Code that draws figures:
────────────────────
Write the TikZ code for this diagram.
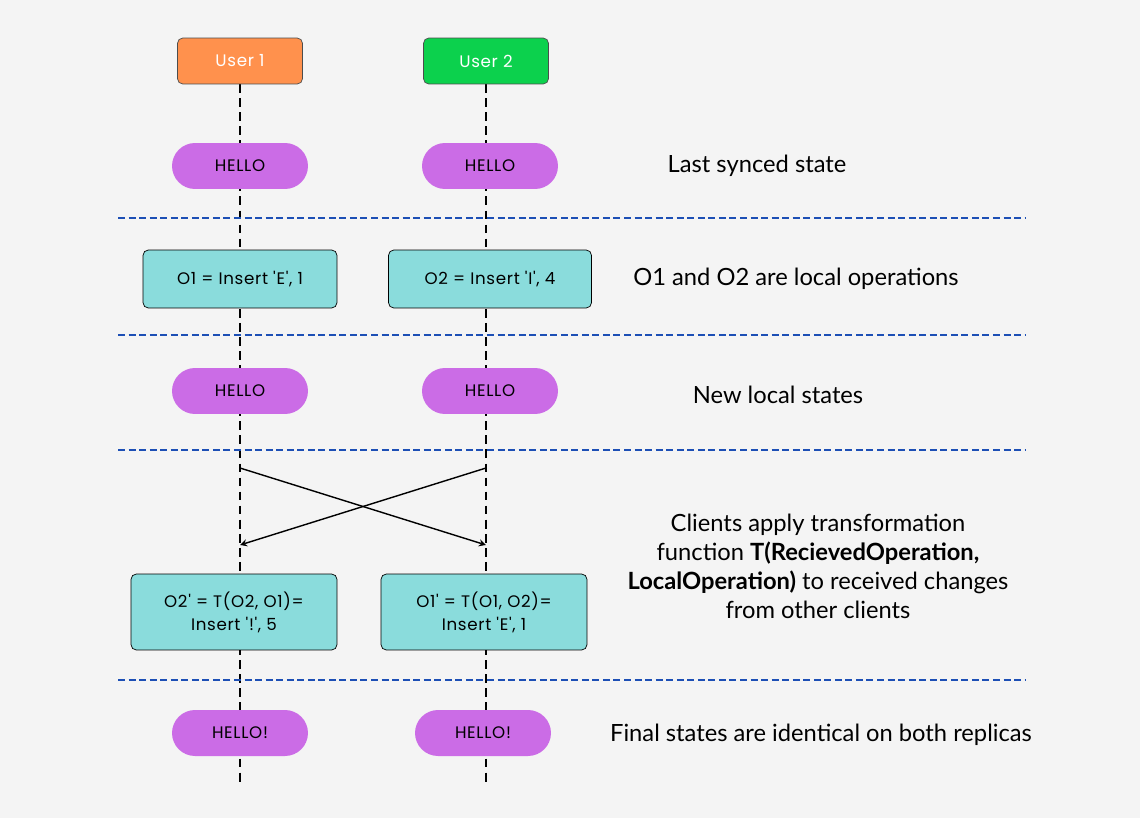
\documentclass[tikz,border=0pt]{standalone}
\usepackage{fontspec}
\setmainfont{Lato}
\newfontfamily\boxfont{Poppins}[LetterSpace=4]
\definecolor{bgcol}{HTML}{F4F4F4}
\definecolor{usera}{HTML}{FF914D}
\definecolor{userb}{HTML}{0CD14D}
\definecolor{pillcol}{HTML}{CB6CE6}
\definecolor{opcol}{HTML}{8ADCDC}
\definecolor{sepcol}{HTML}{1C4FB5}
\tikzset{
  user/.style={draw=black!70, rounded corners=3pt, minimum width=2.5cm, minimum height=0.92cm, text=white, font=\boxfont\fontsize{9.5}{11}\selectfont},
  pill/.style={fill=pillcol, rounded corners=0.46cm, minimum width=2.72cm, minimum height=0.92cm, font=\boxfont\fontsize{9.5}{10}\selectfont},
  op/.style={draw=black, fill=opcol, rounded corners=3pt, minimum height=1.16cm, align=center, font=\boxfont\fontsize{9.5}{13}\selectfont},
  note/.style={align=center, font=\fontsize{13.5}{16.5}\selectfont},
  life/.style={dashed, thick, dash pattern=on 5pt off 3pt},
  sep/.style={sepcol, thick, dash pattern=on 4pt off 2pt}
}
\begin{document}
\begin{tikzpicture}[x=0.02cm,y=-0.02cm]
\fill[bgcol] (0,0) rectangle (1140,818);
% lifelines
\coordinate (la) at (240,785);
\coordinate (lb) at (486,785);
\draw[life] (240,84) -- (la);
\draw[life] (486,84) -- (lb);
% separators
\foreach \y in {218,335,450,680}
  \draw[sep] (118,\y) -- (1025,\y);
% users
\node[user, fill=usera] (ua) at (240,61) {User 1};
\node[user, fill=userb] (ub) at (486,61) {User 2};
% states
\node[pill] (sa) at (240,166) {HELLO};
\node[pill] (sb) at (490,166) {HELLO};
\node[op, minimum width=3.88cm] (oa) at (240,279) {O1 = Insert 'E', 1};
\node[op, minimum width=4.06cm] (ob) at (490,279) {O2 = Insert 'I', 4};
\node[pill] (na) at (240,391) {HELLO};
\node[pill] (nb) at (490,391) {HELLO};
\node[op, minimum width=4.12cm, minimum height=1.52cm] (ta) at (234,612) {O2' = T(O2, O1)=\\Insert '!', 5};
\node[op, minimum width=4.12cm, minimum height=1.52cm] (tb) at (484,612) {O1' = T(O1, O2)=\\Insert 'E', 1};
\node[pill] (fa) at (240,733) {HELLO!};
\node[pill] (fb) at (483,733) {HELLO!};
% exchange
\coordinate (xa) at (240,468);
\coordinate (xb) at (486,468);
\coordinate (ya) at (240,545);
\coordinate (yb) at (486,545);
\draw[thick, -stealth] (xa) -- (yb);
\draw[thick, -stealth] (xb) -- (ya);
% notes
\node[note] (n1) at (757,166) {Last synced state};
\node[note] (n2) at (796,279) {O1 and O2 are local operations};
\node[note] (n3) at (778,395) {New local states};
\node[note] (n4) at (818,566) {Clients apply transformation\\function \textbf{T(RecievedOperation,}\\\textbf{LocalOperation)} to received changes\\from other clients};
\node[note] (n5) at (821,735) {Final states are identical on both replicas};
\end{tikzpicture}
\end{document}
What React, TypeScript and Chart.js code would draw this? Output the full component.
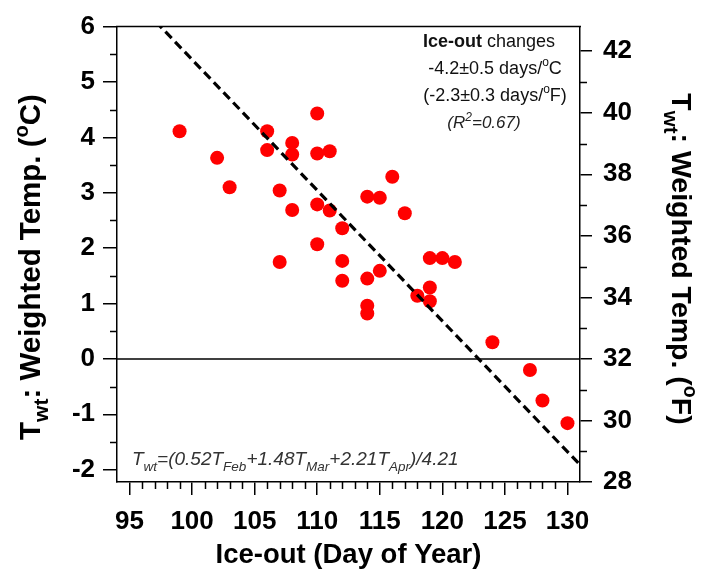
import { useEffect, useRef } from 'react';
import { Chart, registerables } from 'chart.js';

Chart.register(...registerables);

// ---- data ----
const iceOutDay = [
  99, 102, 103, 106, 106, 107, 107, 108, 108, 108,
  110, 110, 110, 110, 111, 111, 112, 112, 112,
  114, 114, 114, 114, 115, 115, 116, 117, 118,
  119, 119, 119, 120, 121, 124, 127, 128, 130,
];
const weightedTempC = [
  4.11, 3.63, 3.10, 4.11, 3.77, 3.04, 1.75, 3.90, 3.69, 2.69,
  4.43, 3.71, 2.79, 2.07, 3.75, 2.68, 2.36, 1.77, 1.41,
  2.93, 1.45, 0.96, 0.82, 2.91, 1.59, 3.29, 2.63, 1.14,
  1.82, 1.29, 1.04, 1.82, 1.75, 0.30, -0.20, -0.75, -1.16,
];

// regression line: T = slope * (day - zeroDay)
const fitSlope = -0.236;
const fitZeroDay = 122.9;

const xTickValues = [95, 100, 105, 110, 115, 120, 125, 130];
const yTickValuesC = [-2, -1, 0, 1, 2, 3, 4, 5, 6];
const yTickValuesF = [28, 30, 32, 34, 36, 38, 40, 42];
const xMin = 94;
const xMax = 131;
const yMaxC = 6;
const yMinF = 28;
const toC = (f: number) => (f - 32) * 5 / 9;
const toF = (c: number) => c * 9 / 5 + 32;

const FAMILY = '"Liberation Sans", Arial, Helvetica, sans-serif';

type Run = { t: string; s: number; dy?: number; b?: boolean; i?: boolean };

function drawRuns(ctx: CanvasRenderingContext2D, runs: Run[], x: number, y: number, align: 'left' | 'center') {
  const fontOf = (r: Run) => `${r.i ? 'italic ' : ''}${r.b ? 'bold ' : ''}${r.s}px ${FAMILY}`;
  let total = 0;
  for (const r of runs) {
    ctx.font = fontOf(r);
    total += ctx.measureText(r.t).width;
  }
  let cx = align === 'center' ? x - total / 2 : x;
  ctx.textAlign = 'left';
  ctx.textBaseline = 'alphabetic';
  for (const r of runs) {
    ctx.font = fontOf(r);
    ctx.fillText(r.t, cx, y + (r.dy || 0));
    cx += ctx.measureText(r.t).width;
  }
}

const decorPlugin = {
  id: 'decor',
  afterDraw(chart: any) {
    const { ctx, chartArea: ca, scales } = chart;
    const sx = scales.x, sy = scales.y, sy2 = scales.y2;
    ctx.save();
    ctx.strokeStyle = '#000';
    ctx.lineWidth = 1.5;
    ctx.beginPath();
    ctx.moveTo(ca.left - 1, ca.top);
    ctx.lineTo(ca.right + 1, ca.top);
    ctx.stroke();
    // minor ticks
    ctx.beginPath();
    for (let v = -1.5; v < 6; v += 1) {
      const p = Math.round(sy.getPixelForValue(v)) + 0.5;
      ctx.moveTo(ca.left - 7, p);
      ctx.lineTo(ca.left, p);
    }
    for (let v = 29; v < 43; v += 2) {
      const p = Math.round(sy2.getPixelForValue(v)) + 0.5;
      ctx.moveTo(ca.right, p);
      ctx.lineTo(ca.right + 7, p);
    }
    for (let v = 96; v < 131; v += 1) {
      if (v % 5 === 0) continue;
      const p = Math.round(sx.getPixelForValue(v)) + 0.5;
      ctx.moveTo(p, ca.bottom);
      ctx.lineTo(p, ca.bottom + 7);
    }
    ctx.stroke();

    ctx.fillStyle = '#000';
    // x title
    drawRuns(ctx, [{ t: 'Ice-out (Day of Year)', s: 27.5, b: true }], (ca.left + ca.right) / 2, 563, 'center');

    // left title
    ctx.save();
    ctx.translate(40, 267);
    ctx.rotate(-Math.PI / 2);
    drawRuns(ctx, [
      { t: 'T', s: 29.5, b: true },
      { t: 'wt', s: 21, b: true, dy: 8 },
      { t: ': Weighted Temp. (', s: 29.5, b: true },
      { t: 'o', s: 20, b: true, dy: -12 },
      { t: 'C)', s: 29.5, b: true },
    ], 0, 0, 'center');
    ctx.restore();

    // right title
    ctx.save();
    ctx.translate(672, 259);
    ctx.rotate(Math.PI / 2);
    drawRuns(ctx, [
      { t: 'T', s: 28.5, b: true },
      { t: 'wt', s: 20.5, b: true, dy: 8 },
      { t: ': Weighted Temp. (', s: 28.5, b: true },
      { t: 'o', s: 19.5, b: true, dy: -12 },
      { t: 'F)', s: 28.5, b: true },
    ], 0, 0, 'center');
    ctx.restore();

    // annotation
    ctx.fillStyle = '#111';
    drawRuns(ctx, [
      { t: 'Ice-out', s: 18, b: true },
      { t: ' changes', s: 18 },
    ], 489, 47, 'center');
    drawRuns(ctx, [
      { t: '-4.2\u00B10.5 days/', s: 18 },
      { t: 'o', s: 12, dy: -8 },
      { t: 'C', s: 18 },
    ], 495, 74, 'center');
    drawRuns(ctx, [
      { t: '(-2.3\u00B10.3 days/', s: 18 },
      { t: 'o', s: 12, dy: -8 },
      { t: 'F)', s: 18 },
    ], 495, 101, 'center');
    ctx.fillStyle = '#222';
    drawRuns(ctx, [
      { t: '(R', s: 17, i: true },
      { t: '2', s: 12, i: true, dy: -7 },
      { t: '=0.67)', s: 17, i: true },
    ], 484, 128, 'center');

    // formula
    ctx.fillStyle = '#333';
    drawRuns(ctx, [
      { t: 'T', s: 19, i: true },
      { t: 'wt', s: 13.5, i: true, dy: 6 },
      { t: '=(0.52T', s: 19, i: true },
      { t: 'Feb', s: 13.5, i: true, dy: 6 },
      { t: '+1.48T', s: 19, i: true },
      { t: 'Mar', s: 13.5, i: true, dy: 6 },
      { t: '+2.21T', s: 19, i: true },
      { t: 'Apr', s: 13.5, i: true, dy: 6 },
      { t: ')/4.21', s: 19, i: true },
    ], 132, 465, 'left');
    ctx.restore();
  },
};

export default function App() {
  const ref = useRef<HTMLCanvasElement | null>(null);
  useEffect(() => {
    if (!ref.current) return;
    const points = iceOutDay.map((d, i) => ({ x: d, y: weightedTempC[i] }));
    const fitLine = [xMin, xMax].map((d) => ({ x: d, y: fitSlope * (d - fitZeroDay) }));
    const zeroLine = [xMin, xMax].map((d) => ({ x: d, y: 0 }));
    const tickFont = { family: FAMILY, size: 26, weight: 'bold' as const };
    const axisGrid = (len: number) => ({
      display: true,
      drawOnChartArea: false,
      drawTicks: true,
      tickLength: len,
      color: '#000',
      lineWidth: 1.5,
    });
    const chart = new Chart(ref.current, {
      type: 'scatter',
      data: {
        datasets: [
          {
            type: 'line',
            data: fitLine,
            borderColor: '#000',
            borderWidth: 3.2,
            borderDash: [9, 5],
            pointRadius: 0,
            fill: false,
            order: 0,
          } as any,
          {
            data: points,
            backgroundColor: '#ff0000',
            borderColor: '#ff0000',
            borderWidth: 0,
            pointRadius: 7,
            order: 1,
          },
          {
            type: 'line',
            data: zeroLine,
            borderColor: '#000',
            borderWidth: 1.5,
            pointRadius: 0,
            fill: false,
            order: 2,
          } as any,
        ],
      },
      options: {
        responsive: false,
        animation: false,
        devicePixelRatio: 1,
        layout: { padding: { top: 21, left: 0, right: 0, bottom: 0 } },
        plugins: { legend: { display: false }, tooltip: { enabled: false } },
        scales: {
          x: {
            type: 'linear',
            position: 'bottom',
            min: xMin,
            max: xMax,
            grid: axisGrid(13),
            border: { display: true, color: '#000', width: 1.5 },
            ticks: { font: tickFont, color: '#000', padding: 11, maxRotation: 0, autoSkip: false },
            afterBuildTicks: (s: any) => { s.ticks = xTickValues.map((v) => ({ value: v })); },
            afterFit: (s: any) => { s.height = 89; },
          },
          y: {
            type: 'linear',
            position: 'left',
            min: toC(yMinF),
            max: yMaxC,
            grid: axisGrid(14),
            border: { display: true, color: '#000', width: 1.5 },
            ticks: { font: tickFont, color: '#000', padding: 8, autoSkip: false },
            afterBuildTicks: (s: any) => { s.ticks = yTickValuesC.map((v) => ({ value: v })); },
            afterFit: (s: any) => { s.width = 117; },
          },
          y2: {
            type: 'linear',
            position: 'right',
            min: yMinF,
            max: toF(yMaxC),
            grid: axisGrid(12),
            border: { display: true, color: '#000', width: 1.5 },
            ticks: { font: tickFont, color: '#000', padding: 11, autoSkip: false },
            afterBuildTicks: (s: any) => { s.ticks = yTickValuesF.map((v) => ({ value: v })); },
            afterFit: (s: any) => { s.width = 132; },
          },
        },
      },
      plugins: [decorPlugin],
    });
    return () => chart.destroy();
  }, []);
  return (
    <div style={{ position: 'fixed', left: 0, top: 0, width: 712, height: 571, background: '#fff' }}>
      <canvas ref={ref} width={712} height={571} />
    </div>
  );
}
────────────────────
__DIRECTION__
State only the number of lines in these entries that contain "this".

__THE COMPLETED TASK__
2